Sudan was, for centuries, the heart of a vigorous Coptic Orthodox kingdom.
By the end of the 6th century Nubia, as Sudan was then known, had coverted to Monophysite Coptic Christianity (although there is some evidence of Byzantine Christanity in the early years as well.) When Egypt was conquered by the Islamic armies, Nubia was cut off from the rest of Christendom. Most people, and therefore, most Christians lived in northern Nubia.
In 641 and 651 Arab armies from Egypt invaded Nubia but were repulsed. Christian Nubia was one of the few countries who successfully resisted Muslim conquest in the first Muslim century. A rare treaty known as the baqt was signed creating a relative peace between the two sides that lasted until the 13th century. The baqt lasted nearly 700 years and may be the longest lasting treaty in history.

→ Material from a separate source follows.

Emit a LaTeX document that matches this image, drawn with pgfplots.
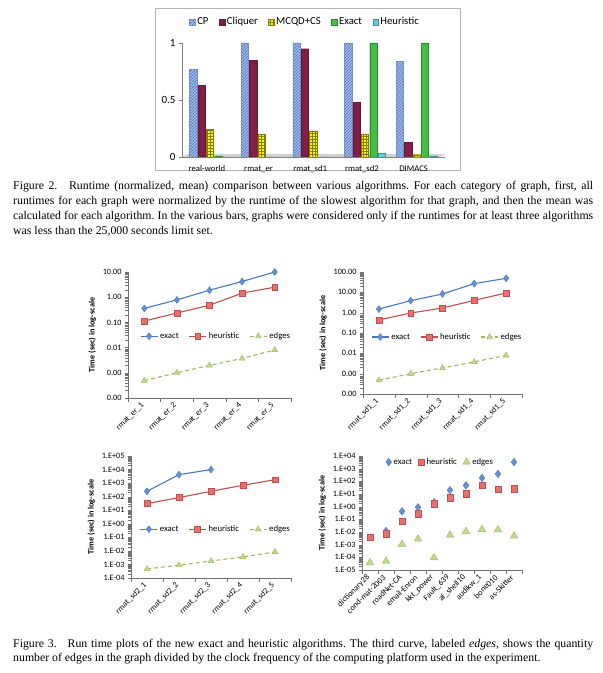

The Christian kingdom of Makuria expanded. The period from roughly 750 to 1150 saw the kingdom stable and prosperous, in what has been called the “Golden Age”. The king of Makuria became the defender of the Coptic patriarch of Alexandria, occasionally intervening militarily to protect him.
Exquisite frescoes from that era survived. Many, like this stunning image of St. Anna now in a Warsaw museum, were removed before the Cathedral of Faras was drowned by the building of Aswan Dam in the 60’s.
Increased aggression from Egypt, and internal discord led to the Makuria collapse in the 14th century. The 15th and 16th centuries saw Christian Nubia become overwhelmingly Muslim. By 1910, the number of Christians in the Sudan was so small that it registered as a percentage of 0.0%.
Then the tide began to turn in a surprising place: southern Sudan.
From 1898, the United Kingdom and Egypt administered all of present day Sudan as the Anglo-Egyptian Sudan, but northern and southern Sudan were administered as separate provinces. In the very early 1920s, the British passed the Closed Districts Ordinances which stipulated that passports were required for travel between the two zones, and permits were required to conduct business from one zone into the other, and totally separate administrations prevailed. People in the northern zone spoke different languages than those in the southern zone.
The British discouraged Islam in the south and opened the area to Christian missionaries. But the real growth began after the British left and Sudan became independent in 1956. In 2010, 16.5% of Sudanese as a whole and 50 – 70% of people in southern Sudan are Christians. In a century, Sudanese Christians grew at an average rate of over 8% per year, from 2,600 to 6.8 million. (Numbers and graph below from the Atlas of Global Christianity.)
Last year (2010), the Christian community grew by 154,500 and 30% of these new Christians were converts. Most are either evangelical Anglicans or Catholics. Today, Sudan has become the second most Christian nation in north Africa. If the people of southern Sudan vote for independence as expected, their nation will become the only majority Christian nation in north Africa.
John Allen had an interesting side note in today's article (which refers to recent attacks on Coptic Christians in Egypt):
In response to the recent outbreak of violence, the BBC has reported that some Coptic Christians living in diaspora have floated the idea of an independent Coptic state in Egypt, similar to the anticipated autonomous state of southern Sudan.